— DIRECTIONS FOR THIS TASK —
Return each line that holds the word "diagram".

● ● ● ● ● ● ●

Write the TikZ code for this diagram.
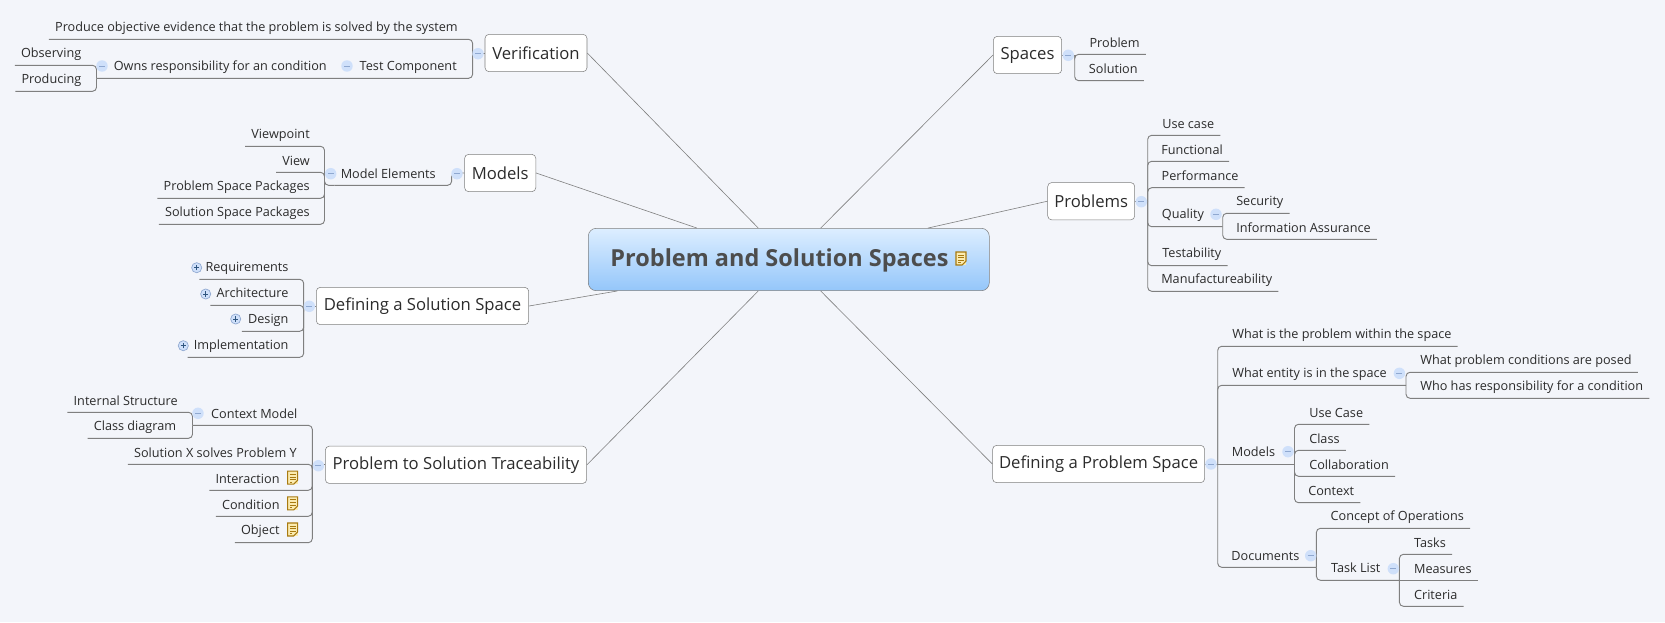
\documentclass[tikz,border=0pt]{standalone}
\usepackage{fontspec}
\setmainfont{Open Sans}

\definecolor{bgcol}{HTML}{F3F5FA}
\definecolor{linecol}{HTML}{7F7F7F}
\definecolor{textcol}{HTML}{2B2B2B}
\definecolor{rootcol}{HTML}{4D4D4D}
\definecolor{roottop}{HTML}{DDEEFF}
\definecolor{rootbot}{HTML}{94C6FA}
\definecolor{circcol}{HTML}{CFE0FA}
\definecolor{minuscol}{HTML}{8FA8D0}
\definecolor{pluscol}{HTML}{2F557F}
\definecolor{notecol}{HTML}{A87A10}
\definecolor{notefill}{HTML}{FBEBB0}

\tikzset{
  x=.75pt, y=-.75pt,
  spoke/.style={draw=linecol, line width=.45pt},
  branch/.style={draw=linecol, line width=.7pt, rounded corners=3pt},
  root/.style={draw=linecol, rounded corners=6pt, top color=roottop, bottom color=rootbot, minimum width=300.75pt, minimum height=46.8pt, inner sep=0pt, text height=13pt, text depth=1.8pt, text=rootcol, font=\fontsize{17.6}{20}\selectfont\bfseries},
  mainbox/.style={draw=linecol, fill=white, rounded corners=3pt, minimum height=28pt, inner sep=0pt, text=textcol, font=\fontsize{12.5}{14}\selectfont},
  topic/.style={inner xsep=4.5pt, inner ysep=3.6pt, text height=7.2pt, text depth=2.2pt, text=textcol, font=\fontsize{9.5}{11}\selectfont},
  low/.style={inner ysep=2.9pt},
  topicl/.style={topic, anchor=south east},
  topicr/.style={topic, anchor=south west},
  collapse/.style={circle, fill=circcol, minimum size=8.6pt, inner sep=0pt, path picture={\draw[minuscol, line width=.6pt] ([xshift=-2.2pt]path picture bounding box.center) -- ([xshift=2.2pt]path picture bounding box.center);}},
  expand/.style={circle, draw=minuscol, fill=circcol, line width=.5pt, minimum size=7.6pt, inner sep=0pt, path picture={\draw[pluscol, line width=.5pt] ([xshift=-2pt]path picture bounding box.center) -- ([xshift=2pt]path picture bounding box.center) ([yshift=-2pt]path picture bounding box.center) -- ([yshift=2pt]path picture bounding box.center);}},
  notebox/.pic={
    \fill[notefill] (-5,-6.5) rectangle (5,6.5);
    \draw[notecol, line width=.8pt] (5,2.5) -- (5,-6.5) -- (-5,-6.5) -- (-5,6.5) -- (1,6.5) -- cycle;
    \draw[notecol, line width=.6pt] (-2.8,-3.5) -- (2.8,-3.5) (-2.8,-.8) -- (2.8,-.8) (-2.8,1.9) -- (2.8,1.9) (-2.8,4.2) -- (-.5,4.2);
  }
}

\begin{document}
\begin{tikzpicture}
\useasboundingbox[fill=bgcol] (0,0) rectangle (1665,622);

\node[root] (root) at (788.8,259.5) {Problem and Solution Spaces\hspace*{14pt}};
\node[mainbox, minimum width=76.5pt] (ver) at (536,53) {Verification};
\node[mainbox, minimum width=53.4pt] (mod) at (500.2,173) {Models};
\node[mainbox, minimum width=159.3pt] (sol) at (422.5,306) {Defining a Solution Space};
\node[mainbox, minimum width=196pt] (tra) at (456,464.8) {Problem to Solution Traceability};
\node[mainbox, minimum width=51.3pt] (spa) at (1027.5,55) {Spaces};
\node[mainbox, minimum width=65.25pt] (pro) at (1091.2,201.2) {Problems};
\node[mainbox, minimum width=159pt] (psp) at (1098.6,464) {Defining a Problem Space};

\draw[spoke] ([xshift=-22.9pt]root.north) -- (ver.east);
\draw[spoke] ([xshift=-69pt]root.north) -- (mod.east);
\draw[spoke] ([xshift=-128.6pt]root.south) -- (sol.east);
\draw[spoke] ([xshift=-22.9pt]root.south) -- (tra.east);
\draw[spoke] ([xshift=23.9pt]root.north) -- (spa.west);
\draw[spoke] ([xshift=104.4pt]root.north) -- (pro.west);
\draw[spoke] ([xshift=23.9pt]root.south) -- (psp.west);

\coordinate (verf) at (472.6,53);
\coordinate (ownf) at (96.5,78.3);
\coordinate (modf) at (451.6,173);
\coordinate (elef) at (324.5,173);
\coordinate (solf) at (303.7,306);
\coordinate (traf) at (312.3,464.8);
\coordinate (ctxf) at (192.5,425.3);
\coordinate (spaf) at (1074.7,55);
\coordinate (prof) at (1147.7,201.2);
\coordinate (qulf) at (1222.7,226.7);
\coordinate (pspf) at (1217.7,464);
\coordinate (entf) at (1406,385.3);
\coordinate (pmof) at (1294.5,464);
\coordinate (docf) at (1316.4,567.3);
\coordinate (tlif) at (1399.4,580.3);

\node[topicl] (ver1) at (464,39.3) {Produce objective evidence that the problem is solved by the system};
\node[topicl] (ver2) at (463,78.3) {Test Component};
\node[topicl] (own1) at (333,78.3) {Owns responsibility for an condition};
\node[topicl] (own2) at (87.5,65.3) {Observing};
\node[topicl] (own3) at (87.5,91.3) {Producing};
\node[topicl, low] (mod1) at (442,185.3) {Model Elements};
\node[topicl] (ele1) at (316,146.3) {Viewpoint};
\node[topicl, low] (ele2) at (316,172.3) {View};
\node[topicl] (ele3) at (316,198.3) {Problem Space Packages};
\node[topicl] (ele4) at (316,224.3) {Solution Space Packages};
\node[topicl] (sol1) at (294.7,279.3) {Requirements};
\node[topicl] (sol2) at (294.7,305.3) {Architecture};
\node[topicl] (sol3) at (294.7,331.3) {Design};
\node[topicl] (sol4) at (294.7,357.3) {Implementation};
\node[topicl, low] (tra1) at (303.7,425.3) {Context Model};
\node[topicl, low] (ctx1) at (184,412.3) {Internal Structure};
\node[topicl] (ctx2) at (182.4,438.3) {Class diagram};
\node[topicl, low] (tra2) at (303,464.3) {Solution X solves Problem Y};
\node[topicl, low] (tra3) at (285.8,490.3) {Interaction};
\node[topicl, low] (tra4) at (285.8,516.3) {Condition};
\node[topicl] (tra5) at (285.8,542.7) {Object};
\node[topicr, low] (spa1) at (1083.3,54.3) {Problem};
\node[topicr, low] (spa2) at (1082.7,80.7) {Solution};
\node[topicr, low] (pro1) at (1156,135.3) {Use case};
\node[topicr, low] (pro2) at (1155,161.3) {Functional};
\node[topicr, low] (pro3) at (1155.4,187.7) {Performance};
\node[topicr] (pro4) at (1155.7,226.7) {Quality};
\node[topicr] (pro5) at (1156,265.7) {Testability};
\node[topicr] (pro6) at (1155,291.3) {Manufactureability};
\node[topicr] (qul1) at (1230,213.3) {Security};
\node[topicr, low] (qul2) at (1230,239.3) {Information Assurance};
\node[topicr] (psp1) at (1226,346.3) {What is the problem within the space};
\node[topicr] (psp2) at (1226,385.3) {What entity is in the space};
\node[topicr] (psp3) at (1225.6,464) {Models};
\node[topicr, low] (psp4) at (1225.2,567.3) {Documents};
\node[topicr] (ent1) at (1414,372.3) {What problem conditions are posed};
\node[topicr] (ent2) at (1414,398.3) {Who has responsibility for a condition};
\node[topicr, low] (pmo1) at (1303,424.3) {Use Case};
\node[topicr, low] (pmo2) at (1303,450.3) {Class};
\node[topicr, low] (pmo3) at (1303,476.3) {Collaboration};
\node[topicr, low] (pmo4) at (1302,502.7) {Context};
\node[topicr] (doc1) at (1324.4,528.3) {Concept of Operations};
\node[topicr] (doc2) at (1324.8,580.3) {Task List};
\node[topicr, low] (tli1) at (1407.8,554.3) {Tasks};
\node[topicr, low] (tli2) at (1407.8,580.3) {Measures};
\node[topicr, low] (tli3) at (1407.8,606.3) {Criteria};

\draw[branch] (ver.west) -- (verf);
\draw[branch] (verf) |- (ver1.south west);
\draw[branch] (verf) |- (ownf);
\draw[branch] (ownf) |- (own2.south west);
\draw[branch] (ownf) |- (own3.south west);
\draw[branch] (mod.west) -- (modf) |- (mod1.south east) -- (mod1.south west);
\draw[branch] (mod1.south west) -| (elef);
\draw[branch] (elef) |- (ele1.south west);
\draw[branch] (elef) |- (ele2.south west);
\draw[branch] (elef) |- (ele3.south west);
\draw[branch] (elef) |- (ele4.south west);
\draw[branch] (sol.west) -- (solf);
\draw[branch] (solf) |- (sol1.south west);
\draw[branch] (solf) |- (sol2.south west);
\draw[branch] (solf) |- (sol3.south west);
\draw[branch] (solf) |- (sol4.south west);
\draw[branch] (tra.west) -- (traf);
\draw[branch] (traf) |- (ctxf);
\draw[branch] (traf) |- (tra2.south west);
\draw[branch] (traf) |- (tra3.south west);
\draw[branch] (traf) |- (tra4.south west);
\draw[branch] (traf) |- (tra5.south west);
\draw[branch] (ctxf) |- (ctx1.south west);
\draw[branch] (ctxf) |- (ctx2.south west);
\draw[branch] (spa.east) -- (spaf);
\draw[branch] (spaf) |- (spa1.south east);
\draw[branch] (spaf) |- (spa2.south east);
\draw[branch] (pro.east) -- (prof);
\draw[branch] (prof) |- (pro1.south east);
\draw[branch] (prof) |- (pro2.south east);
\draw[branch] (prof) |- (pro3.south east);
\draw[branch] (prof) |- (qulf);
\draw[branch] (prof) |- (pro5.south east);
\draw[branch] (prof) |- (pro6.south east);
\draw[branch] (qulf) |- (qul1.south east);
\draw[branch] (qulf) |- (qul2.south east);
\draw[branch] (psp.east) -- (pspf);
\draw[branch] (pspf) |- (psp1.south east);
\draw[branch] (pspf) |- (entf);
\draw[branch] (pspf) -- (pmof);
\draw[branch] (pspf) |- (docf);
\draw[branch] (entf) |- (ent1.south east);
\draw[branch] (entf) |- (ent2.south east);
\draw[branch] (pmof) |- (pmo1.south east);
\draw[branch] (pmof) |- (pmo2.south east);
\draw[branch] (pmof) |- (pmo3.south east);
\draw[branch] (pmof) |- (pmo4.south east);
\draw[branch] (docf) |- (doc1.south east);
\draw[branch] (docf) |- (tlif);
\draw[branch] (tlif) |- (tli1.south east);
\draw[branch] (tlif) -- (tli2.south east);
\draw[branch] (tlif) |- (tli3.south east);

\node[collapse] (verc) at (478,53.7) {};
\node[collapse] (ownc) at (102,66) {};
\node[collapse] (cmpc) at (347,66) {};
\node[collapse] (modc) at (457,173.7) {};
\node[collapse] (elec) at (330.7,173.7) {};
\node[collapse] (solc) at (309.3,306.3) {};
\node[collapse] (trac) at (318.4,465.7) {};
\node[collapse] (ctxc) at (198,413.3) {};
\node[collapse] (spac) at (1068.3,55.3) {};
\node[collapse] (proc) at (1141.3,201.7) {};
\node[collapse] (qulc) at (1216,214.3) {};
\node[collapse] (pspc) at (1211,464) {};
\node[collapse] (entc) at (1399.4,373.3) {};
\node[collapse] (pmoc) at (1288,451.7) {};
\node[collapse] (docc) at (1310.7,555.7) {};
\node[collapse] (tlic) at (1393.3,568.7) {};
\node[expand] (sol1e) at (196.7,267.7) {};
\node[expand] (sol2e) at (205.7,294) {};
\node[expand] (sol3e) at (235.7,319) {};
\node[expand] (sol4e) at (183.3,345.7) {};

\pic at (961,258.5) {notebox};
\pic at (292.7,477.7) {notebox};
\pic at (292.7,503.3) {notebox};
\pic at (292.7,529.5) {notebox};
\end{tikzpicture}
\end{document}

● ● ● ● ● ● ●

— SOLUTION —
Write the TikZ code for this diagram.
\node[topicl] (ctx2) at (182.4,438.3) {Class diagram};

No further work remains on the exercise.